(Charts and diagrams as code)
--- begin ---

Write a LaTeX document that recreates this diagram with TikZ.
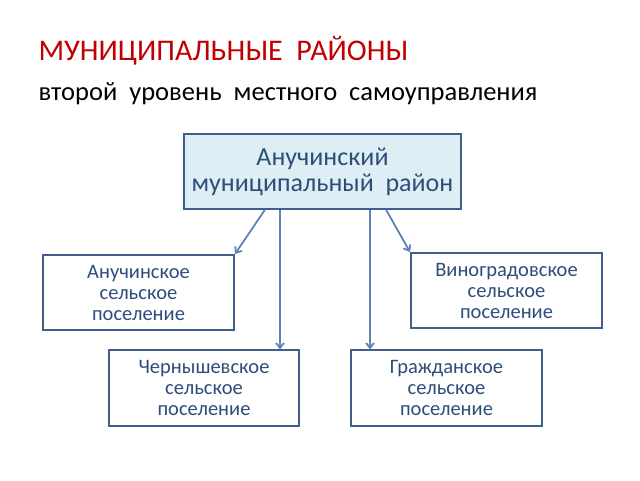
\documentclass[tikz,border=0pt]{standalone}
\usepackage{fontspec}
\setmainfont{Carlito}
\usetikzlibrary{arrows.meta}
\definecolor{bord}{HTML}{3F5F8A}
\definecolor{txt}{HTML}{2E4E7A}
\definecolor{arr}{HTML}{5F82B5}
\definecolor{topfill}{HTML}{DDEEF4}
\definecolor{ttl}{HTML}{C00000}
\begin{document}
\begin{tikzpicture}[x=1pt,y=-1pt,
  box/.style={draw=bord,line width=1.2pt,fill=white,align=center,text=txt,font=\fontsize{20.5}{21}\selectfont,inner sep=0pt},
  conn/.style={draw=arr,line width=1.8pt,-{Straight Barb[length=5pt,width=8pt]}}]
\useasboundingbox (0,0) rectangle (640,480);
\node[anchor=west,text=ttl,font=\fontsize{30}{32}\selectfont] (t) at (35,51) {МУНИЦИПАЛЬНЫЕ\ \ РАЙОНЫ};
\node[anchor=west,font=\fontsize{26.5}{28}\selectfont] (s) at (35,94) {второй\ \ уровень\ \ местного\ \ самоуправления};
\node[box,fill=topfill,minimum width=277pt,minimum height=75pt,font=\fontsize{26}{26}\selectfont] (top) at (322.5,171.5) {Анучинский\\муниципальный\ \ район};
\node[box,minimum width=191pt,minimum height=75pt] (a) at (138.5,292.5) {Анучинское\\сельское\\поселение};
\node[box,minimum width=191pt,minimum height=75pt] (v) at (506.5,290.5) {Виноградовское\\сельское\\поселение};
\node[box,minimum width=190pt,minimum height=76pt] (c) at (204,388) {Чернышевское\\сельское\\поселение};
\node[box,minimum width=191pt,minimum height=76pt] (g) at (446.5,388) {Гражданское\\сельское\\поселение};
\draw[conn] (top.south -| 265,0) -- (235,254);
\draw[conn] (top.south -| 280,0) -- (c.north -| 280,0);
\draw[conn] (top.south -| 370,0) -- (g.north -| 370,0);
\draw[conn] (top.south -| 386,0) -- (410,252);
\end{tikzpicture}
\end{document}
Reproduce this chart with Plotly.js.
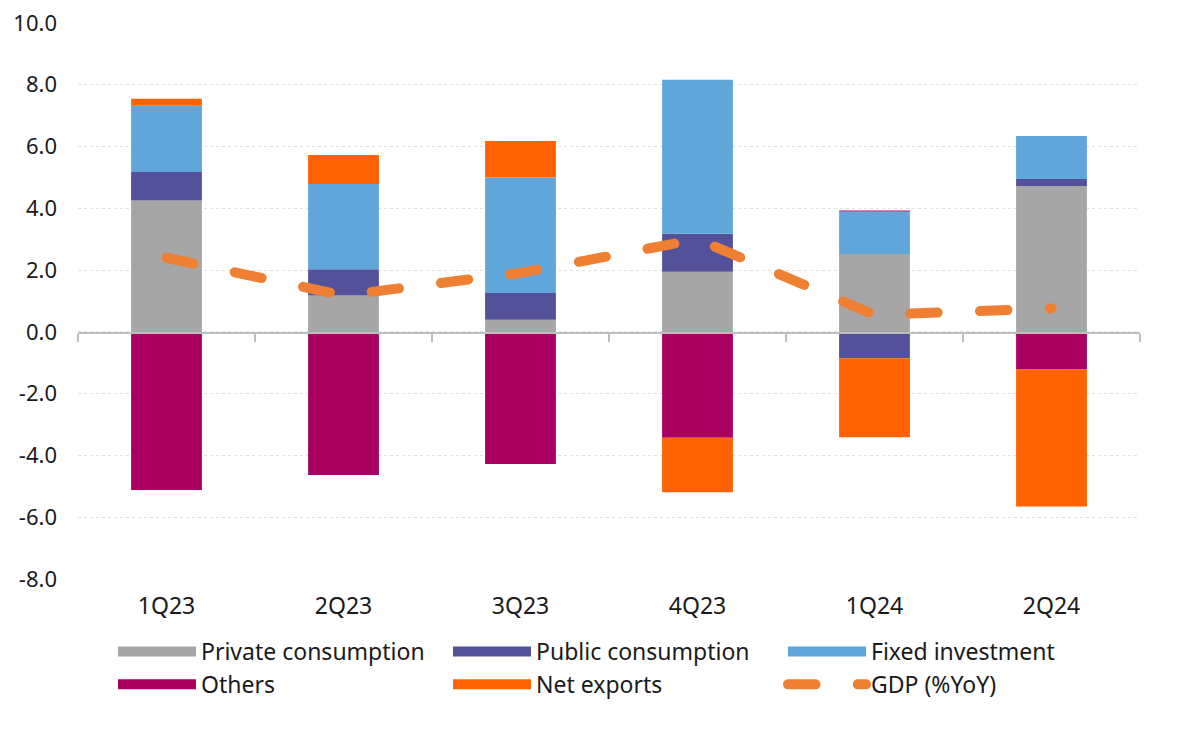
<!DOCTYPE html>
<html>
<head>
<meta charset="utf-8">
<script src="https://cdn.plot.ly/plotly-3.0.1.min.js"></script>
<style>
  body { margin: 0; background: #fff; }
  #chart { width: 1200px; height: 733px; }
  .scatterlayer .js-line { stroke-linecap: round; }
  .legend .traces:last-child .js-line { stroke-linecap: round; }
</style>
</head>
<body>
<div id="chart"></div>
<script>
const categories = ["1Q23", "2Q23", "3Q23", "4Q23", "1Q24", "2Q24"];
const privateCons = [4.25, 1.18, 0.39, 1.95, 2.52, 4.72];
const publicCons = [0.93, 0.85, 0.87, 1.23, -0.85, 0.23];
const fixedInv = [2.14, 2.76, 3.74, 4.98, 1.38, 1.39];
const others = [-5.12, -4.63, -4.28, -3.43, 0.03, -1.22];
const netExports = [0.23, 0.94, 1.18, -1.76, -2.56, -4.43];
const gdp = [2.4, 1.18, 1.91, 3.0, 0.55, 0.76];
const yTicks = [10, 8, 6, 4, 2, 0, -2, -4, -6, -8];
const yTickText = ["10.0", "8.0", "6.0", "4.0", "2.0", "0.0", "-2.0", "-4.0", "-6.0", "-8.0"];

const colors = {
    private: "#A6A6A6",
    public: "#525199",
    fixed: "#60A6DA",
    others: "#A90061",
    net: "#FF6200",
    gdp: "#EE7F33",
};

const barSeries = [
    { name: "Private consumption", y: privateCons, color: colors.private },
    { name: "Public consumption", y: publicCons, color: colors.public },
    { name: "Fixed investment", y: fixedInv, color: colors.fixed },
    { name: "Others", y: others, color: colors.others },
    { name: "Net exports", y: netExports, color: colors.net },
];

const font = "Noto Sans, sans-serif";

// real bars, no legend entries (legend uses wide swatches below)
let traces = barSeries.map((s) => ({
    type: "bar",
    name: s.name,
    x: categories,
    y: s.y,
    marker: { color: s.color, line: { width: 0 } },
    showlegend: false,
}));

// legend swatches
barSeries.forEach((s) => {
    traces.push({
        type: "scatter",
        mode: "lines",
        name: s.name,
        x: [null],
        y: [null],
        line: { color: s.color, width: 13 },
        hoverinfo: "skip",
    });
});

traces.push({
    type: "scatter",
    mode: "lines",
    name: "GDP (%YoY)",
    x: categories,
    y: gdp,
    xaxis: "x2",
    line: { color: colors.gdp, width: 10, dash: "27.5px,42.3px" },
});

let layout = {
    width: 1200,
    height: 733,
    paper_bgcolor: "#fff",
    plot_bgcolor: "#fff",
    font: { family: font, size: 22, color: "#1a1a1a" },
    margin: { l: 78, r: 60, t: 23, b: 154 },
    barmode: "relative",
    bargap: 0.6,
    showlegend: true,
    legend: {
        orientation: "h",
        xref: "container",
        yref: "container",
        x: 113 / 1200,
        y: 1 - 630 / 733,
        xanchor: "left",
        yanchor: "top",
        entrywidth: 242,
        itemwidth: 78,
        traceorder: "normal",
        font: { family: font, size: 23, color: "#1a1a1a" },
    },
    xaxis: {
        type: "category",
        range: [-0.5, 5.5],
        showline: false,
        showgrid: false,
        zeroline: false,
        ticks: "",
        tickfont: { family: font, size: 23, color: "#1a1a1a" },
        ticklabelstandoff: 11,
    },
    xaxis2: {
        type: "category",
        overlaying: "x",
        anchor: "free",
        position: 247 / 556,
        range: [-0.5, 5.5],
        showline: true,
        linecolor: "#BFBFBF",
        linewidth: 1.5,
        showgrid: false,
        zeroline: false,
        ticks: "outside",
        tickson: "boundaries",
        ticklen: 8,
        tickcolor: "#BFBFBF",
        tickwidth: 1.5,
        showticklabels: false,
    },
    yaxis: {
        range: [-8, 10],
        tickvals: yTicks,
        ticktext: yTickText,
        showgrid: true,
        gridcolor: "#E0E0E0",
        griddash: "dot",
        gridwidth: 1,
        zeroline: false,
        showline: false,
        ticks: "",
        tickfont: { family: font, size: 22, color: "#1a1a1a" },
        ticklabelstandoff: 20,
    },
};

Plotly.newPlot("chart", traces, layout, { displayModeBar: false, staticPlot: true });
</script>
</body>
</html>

--- end ---
--- begin ---

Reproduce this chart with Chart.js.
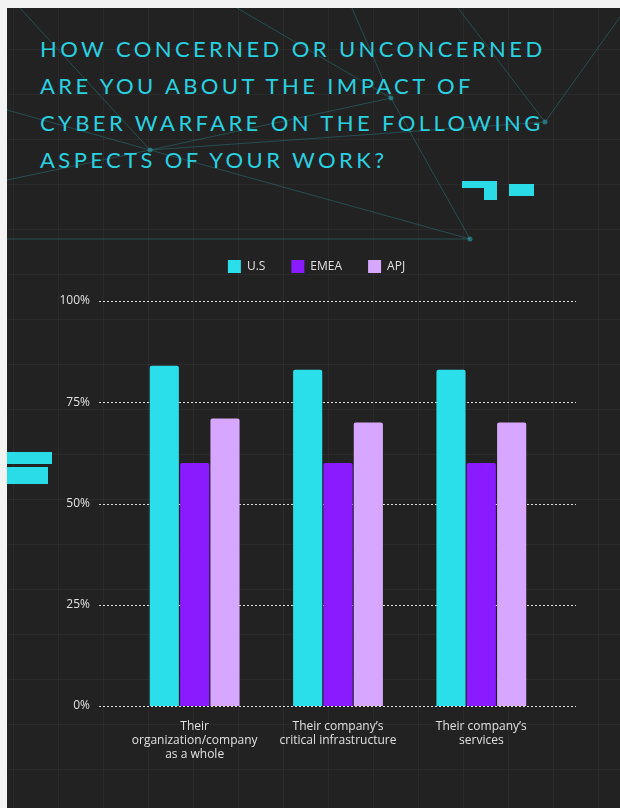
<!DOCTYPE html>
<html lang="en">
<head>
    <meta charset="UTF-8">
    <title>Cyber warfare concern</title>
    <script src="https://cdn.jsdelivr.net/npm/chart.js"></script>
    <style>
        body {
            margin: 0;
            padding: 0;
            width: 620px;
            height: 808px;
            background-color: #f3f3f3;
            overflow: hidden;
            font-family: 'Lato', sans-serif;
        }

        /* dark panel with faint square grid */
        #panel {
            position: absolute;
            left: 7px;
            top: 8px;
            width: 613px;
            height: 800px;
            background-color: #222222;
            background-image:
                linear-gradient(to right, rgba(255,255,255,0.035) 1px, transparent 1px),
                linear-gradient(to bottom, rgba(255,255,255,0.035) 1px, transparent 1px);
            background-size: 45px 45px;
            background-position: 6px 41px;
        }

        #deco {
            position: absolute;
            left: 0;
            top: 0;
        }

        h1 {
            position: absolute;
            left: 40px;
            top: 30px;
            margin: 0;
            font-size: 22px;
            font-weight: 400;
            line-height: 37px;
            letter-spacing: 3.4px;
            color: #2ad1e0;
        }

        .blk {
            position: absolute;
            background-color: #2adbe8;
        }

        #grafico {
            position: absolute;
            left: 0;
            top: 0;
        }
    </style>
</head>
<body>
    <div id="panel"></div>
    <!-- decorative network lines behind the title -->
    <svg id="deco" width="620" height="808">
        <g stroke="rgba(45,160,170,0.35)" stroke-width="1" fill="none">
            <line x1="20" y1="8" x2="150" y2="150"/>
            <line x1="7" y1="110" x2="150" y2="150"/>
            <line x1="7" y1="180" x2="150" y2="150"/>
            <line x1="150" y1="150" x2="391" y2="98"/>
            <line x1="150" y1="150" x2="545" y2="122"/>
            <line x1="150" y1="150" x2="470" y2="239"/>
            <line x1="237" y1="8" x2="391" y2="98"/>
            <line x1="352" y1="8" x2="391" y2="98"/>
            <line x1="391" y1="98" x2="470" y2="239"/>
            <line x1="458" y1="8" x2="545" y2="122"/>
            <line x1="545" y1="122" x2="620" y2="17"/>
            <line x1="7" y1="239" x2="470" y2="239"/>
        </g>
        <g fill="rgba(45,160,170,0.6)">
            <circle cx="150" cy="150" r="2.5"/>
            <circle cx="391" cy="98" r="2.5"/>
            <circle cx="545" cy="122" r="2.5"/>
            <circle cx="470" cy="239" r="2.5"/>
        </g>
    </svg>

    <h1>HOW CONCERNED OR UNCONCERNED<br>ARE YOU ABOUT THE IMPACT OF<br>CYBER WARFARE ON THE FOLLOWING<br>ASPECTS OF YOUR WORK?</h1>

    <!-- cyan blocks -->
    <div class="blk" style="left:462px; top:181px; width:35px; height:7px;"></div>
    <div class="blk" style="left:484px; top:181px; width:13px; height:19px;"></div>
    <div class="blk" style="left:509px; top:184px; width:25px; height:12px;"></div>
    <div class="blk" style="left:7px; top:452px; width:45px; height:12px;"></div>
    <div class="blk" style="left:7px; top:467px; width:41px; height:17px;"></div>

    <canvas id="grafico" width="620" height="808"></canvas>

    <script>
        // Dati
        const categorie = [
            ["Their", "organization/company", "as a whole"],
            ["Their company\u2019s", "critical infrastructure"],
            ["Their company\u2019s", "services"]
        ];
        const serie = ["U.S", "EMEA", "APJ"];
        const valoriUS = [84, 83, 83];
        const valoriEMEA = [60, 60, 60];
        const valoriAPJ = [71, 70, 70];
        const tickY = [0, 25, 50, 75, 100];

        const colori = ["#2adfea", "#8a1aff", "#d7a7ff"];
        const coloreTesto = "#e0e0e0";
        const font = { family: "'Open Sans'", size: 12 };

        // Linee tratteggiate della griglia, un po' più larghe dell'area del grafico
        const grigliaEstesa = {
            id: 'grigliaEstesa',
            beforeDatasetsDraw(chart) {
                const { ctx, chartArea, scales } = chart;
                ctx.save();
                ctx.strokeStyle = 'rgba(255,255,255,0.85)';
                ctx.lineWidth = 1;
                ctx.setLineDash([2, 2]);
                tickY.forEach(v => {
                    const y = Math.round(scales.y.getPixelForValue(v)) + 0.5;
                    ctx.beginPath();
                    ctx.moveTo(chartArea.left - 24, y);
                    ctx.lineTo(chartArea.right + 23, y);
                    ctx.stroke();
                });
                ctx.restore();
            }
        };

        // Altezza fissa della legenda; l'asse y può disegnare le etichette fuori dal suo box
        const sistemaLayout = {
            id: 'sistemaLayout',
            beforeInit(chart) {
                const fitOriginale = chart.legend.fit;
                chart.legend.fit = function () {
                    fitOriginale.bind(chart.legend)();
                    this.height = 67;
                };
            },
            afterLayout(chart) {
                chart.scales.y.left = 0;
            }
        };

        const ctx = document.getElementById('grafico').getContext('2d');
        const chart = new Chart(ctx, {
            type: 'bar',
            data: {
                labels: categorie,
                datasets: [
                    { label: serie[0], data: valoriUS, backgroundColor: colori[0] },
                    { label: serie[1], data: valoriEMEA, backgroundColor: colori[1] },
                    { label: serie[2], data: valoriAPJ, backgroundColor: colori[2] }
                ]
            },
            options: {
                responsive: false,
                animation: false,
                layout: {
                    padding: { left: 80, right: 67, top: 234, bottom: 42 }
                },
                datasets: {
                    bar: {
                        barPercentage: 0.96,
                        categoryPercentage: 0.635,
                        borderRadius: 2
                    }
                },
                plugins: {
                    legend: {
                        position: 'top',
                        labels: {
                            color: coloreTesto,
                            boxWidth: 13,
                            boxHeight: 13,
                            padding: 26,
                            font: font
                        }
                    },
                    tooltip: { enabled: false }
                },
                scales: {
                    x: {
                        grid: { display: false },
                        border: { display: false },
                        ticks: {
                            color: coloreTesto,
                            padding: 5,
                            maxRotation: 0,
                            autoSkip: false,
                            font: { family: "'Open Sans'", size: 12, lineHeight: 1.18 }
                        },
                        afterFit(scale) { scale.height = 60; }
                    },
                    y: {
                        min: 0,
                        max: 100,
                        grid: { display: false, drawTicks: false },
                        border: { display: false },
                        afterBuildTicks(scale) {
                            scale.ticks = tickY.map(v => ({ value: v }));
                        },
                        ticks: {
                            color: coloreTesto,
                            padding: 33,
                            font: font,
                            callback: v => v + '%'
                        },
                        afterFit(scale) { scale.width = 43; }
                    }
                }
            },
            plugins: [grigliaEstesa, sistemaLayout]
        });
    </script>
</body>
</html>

--- end ---

§ **JOB**:
Reply with the number of lines in the material above that contain "Reproduce", and nothing more.

§ **WORKED ANSWER**:
2